CHICAGO — Local metalhead, avid corpse paint donner and frequent leather pants wearer Zachary Petrosyan is reportedly fed up with constantly being mistaken for a goth in Crow makeup, according to sources.
“I work goddamn hard to get my corpse paint just right,” said Petrosyan, who occasionally plays bass in local metal band Sordid Darkness. “This shit isn’t easy, you know? I use two kinds of water-based acrylic paint. Getting the black makeup around my eyes takes time and practice. I have to get up at noon just to make sure it looks perfect before I go hang out at The Cobra Lounge, and that’s assuming I don’t have to spend nearly an hour expanding the mouth points to even out the sides, so to constantly be mistaken for a fictional character is beyond insulting.”

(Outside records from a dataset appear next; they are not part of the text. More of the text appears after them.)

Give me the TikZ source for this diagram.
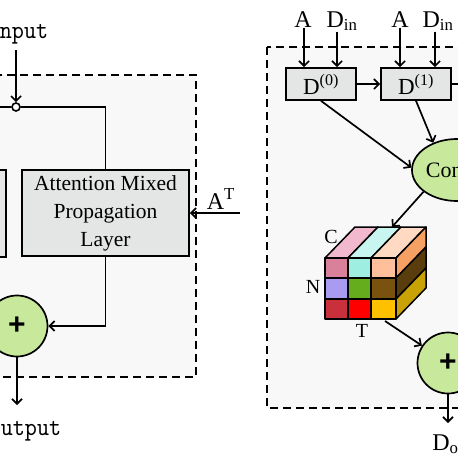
\documentclass[tikz,border=0pt]{standalone}
\usepackage{fontspec}
\setmainfont{Liberation Serif}
\newfontfamily\plusfont{Liberation Sans}
\newfontfamily\mymono[FakeStretch=0.9]{lmmono10-regular.otf}
\usetikzlibrary{arrows.meta,shapes.geometric}
\definecolor{boxgray}{HTML}{E4E6E6}
\definecolor{regiongray}{HTML}{F8F8F8}
\definecolor{plusgreen}{HTML}{C8E99C}
\definecolor{cA}{HTML}{D9809B}
\definecolor{cB}{HTML}{9EEEE2}
\definecolor{cC}{HTML}{FFBF9A}
\definecolor{cD}{HTML}{A99CF0}
\definecolor{cE}{HTML}{66AD1E}
\definecolor{cF}{HTML}{7A5210}
\definecolor{cG}{HTML}{C9303B}
\definecolor{cH}{HTML}{FF0000}
\definecolor{cI}{HTML}{FFC000}
\definecolor{tA}{HTML}{F2B9CE}
\definecolor{tB}{HTML}{C8F5F0}
\definecolor{tC}{HTML}{FFD9C2}
\definecolor{rA}{HTML}{F6A063}
\definecolor{rB}{HTML}{5A3D0C}
\definecolor{rC}{HTML}{C9A205}
\begin{document}
\begin{tikzpicture}[x=1pt,y=-1pt,
  line width=1.7pt,
  arr/.style={-{Straight Barb[length=5pt,width=10pt]}},
  region/.style={draw, dash pattern=on 8pt off 5pt, line width=2pt, fill=regiongray},
  graybox/.style={draw, line width=1.7pt, fill=boxgray, inner sep=0pt, align=center,
    font=\fontsize{21.5}{28}\selectfont},
  dbox/.style={graybox, minimum width=70pt, minimum height=32pt, font=\fontsize{23}{23}\selectfont},
  pluscirc/.style={circle, draw, line width=1.7pt, fill=plusgreen, minimum size=61pt, inner sep=0pt,
    font=\plusfont\bfseries\fontsize{30}{30}\selectfont},
  junc/.style={circle, draw, line width=1.6pt, fill=white, minimum size=8pt, inner sep=0pt},
  lbl/.style={inner sep=0pt, anchor=base, font=\fontsize{24}{24}\selectfont},
  monolbl/.style={inner sep=0pt, anchor=base, font=\mymono\fontsize{25.5}{25.5}\selectfont},
  cubelbl/.style={inner sep=0pt, font=\fontsize{20}{20}\selectfont},
  cell/.style={draw, line width=1.5pt, line join=round}
]
\clip (0,0) rectangle (458,458);
\fill[white] (0,0) rectangle (458,458);

% ---------- left part ----------
\draw[region] (-20,75) rectangle (196,377);
\node[monolbl] (inlbl) at (18,38) {Input};
\coordinate (instart) at (16,50);
\node[junc] (jn) at (16,107) {};
\node[graybox, minimum width=86pt, minimum height=87pt] (leftbox) at (-37,213.5) {};
\node[graybox, minimum width=167pt, minimum height=86pt] (apl) at (105.5,213)
  {Attention Mixed\\Propagation\\Layer};
\node[lbl, anchor=base west] (atl) at (206,209) {A\textsuperscript{T}};
\coordinate (atin) at (240,213);
\node[pluscirc] (plusl) at (17,326) {+};
\coordinate (outend) at (17,405);
\node[monolbl] (outlbl) at (25,435) {Output};

\draw[arr] (instart) -- (jn.north);
\draw (jn.east) -| (apl.north);
\draw (jn.west) -| (leftbox.north);
\draw[arr] (atin) -- (apl.east);
\draw[arr] (apl.south) |- (plusl.east);
\draw[arr] (plusl.south) -- (outend);

% ---------- right part ----------
\draw[region] (267,47) rectangle (480,408);
\node[lbl] (a1) at (303,27) {A};
\node[lbl] (din1) at (342,27) {D\textsubscript{in}};
\node[lbl] (a2) at (400,27) {A};
\node[lbl] (din2) at (438,27) {D\textsubscript{in}};
\node[dbox] (d0) at (321,84) {D\textsuperscript{(0)}};
\node[dbox] (d1) at (416,84) {D\textsuperscript{(1)}};
\coordinate (rout) at (470,84);
\node[ellipse, draw, line width=1.7pt, fill=plusgreen, minimum width=90pt, minimum height=62pt,
  inner sep=0pt, font=\fontsize{22}{22}\selectfont] (con) at (457,170) {Concat};

\draw[arr] ([xshift=1pt]a1.south) -- ([xshift=1pt]a1.south |- d0.north);
\draw[arr] ([xshift=-5pt]din1.south) -- ([xshift=-5pt]din1.south |- d0.north);
\draw[arr] ([xshift=0pt]a2.south) -- ([xshift=0pt]a2.south |- d1.north);
\draw[arr] ([xshift=-3pt]din2.south) -- ([xshift=-3pt]din2.south |- d1.north);
\draw[arr] (d0.east) -- (d1.west);
\draw (d1.east) -- (rout);
\draw[arr] (d0.south) -- (con.177);
\draw[arr] (d1.south) -- (con.131);

% cube
\def\dx{30}\def\dy{-31}
\foreach \xa/\xb/\c in {325/348/tA,348/371/tB,371/396/tC}{
  \draw[cell, fill=\c] (\xa,258) -- (\xb,258) -- (\xb+\dx,258+\dy) -- (\xa+\dx,258+\dy) -- cycle;
}
\foreach \ya/\yb/\c in {258/278/rA,278/299/rB,299/319/rC}{
  \draw[cell, fill=\c] (396,\ya) -- (396,\yb) -- (396+\dx,\yb+\dy) -- (396+\dx,\ya+\dy) -- cycle;
}
\foreach \xa/\xb/\ya/\yb/\c in {
  325/348/258/278/cA, 348/371/258/278/cB, 371/396/258/278/cC,
  325/348/278/299/cD, 348/371/278/299/cE, 371/396/278/299/cF,
  325/348/299/319/cG, 348/371/299/319/cH, 371/396/299/319/cI}{
  \draw[cell, fill=\c] (\xa,\ya) rectangle (\xb,\yb);
}
\node[cubelbl] (clbl) at (331,237) {C};
\node[cubelbl] (nlbl) at (313,287) {N};
\node[cubelbl] (tlbl) at (362,331) {T};
\coordinate (cubetop) at (392,227);
\coordinate (cubeout) at (385,321);

\node[pluscirc] (plusr) at (448,363) {+};
\coordinate (doutend) at (448,423);
\node[lbl] (dout) at (452,450) {D\textsubscript{out}};

\draw[arr] (con.213) -- (cubetop);
\draw[arr] (cubeout) -- (plusr);
\draw[arr] (plusr.south) -- (doutend);
\end{tikzpicture}
\end{document}
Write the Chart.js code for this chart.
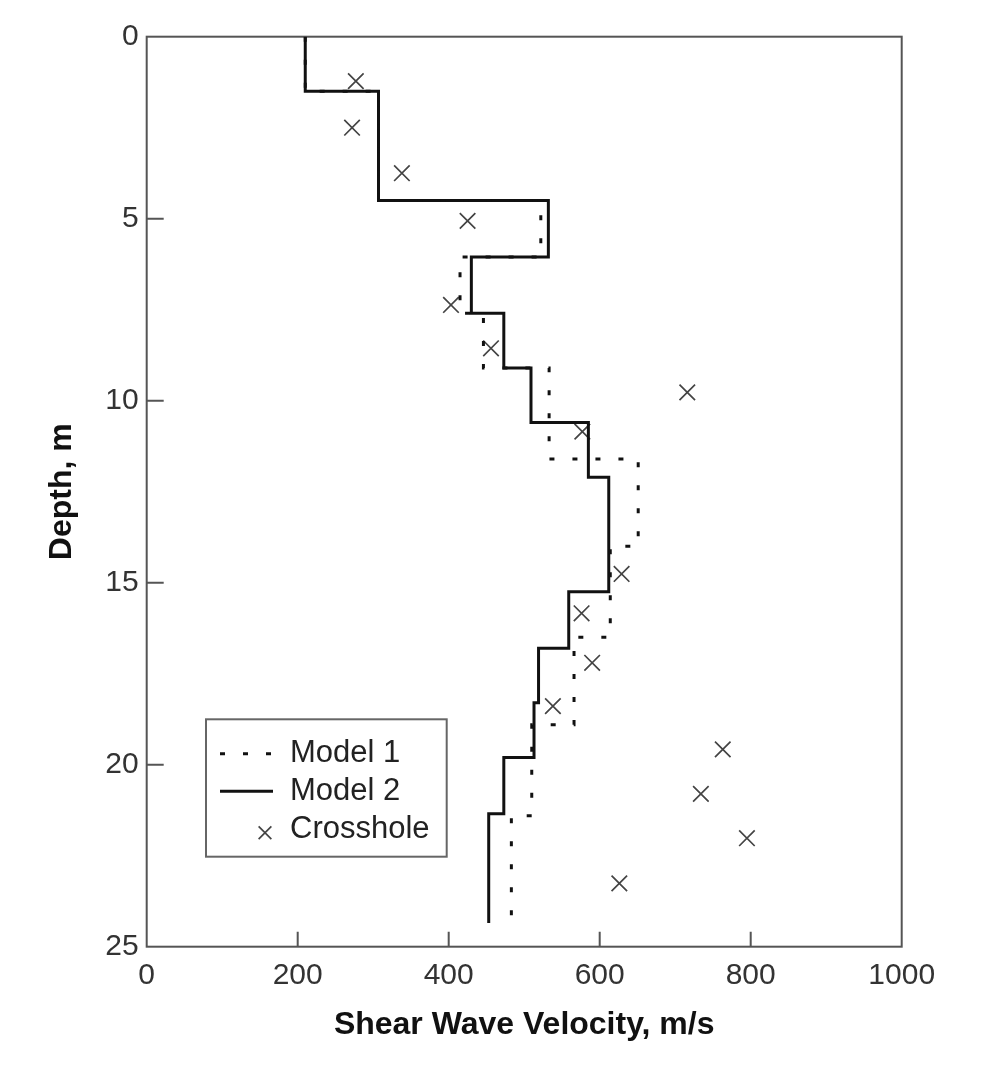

Chicago goth Jesse Rivers understands Petrosyan’s frustration, though he’s not a fan of his particular paint style.
“Corpse paint is pretty played out,” explained Rivers as he began setting up for his shift as a barback. “I mean, I get that metalheads like it, but there’s no style to it at all. Half of those guys look like Mel Gibson in ‘Braveheart’ and the rest just seem like baby goths working on their first beard. It’s got to be frustrating to put in that work for nothing, though.”
“Now, Crow makeup is classic. Eric Draven’s haunted, avenging Pierrot-inspired mask is an all-time great. Doesn’t need to change a thing,” Rivers added.
Darla Towles, a professor of sociology at Loyola University Chicago, is familiar with the frustration of Petrosyan’s situation.
“Many people who define their identities via a rigid, fixed type of makeup can absolutely experience feelings of alienation and anger when people just don’t get it,” Prof. Towles said. “Metalheads gain most of their sense of shared collective subcultural belonging from dressing and decorating in barely distinguishable micro-variations on a style that was codified in the late 1970s and has basically not changed since. At least Mr. Petrosyan isn’t being mistaken for a KISS fan anymore, thanks to some much-needed constructive criticism about those squiggles that looked a lot like cat whiskers.”
At press time, Petrosyan was seething as a group of pro wrestling fans complimented him on his perfect “Sting” look.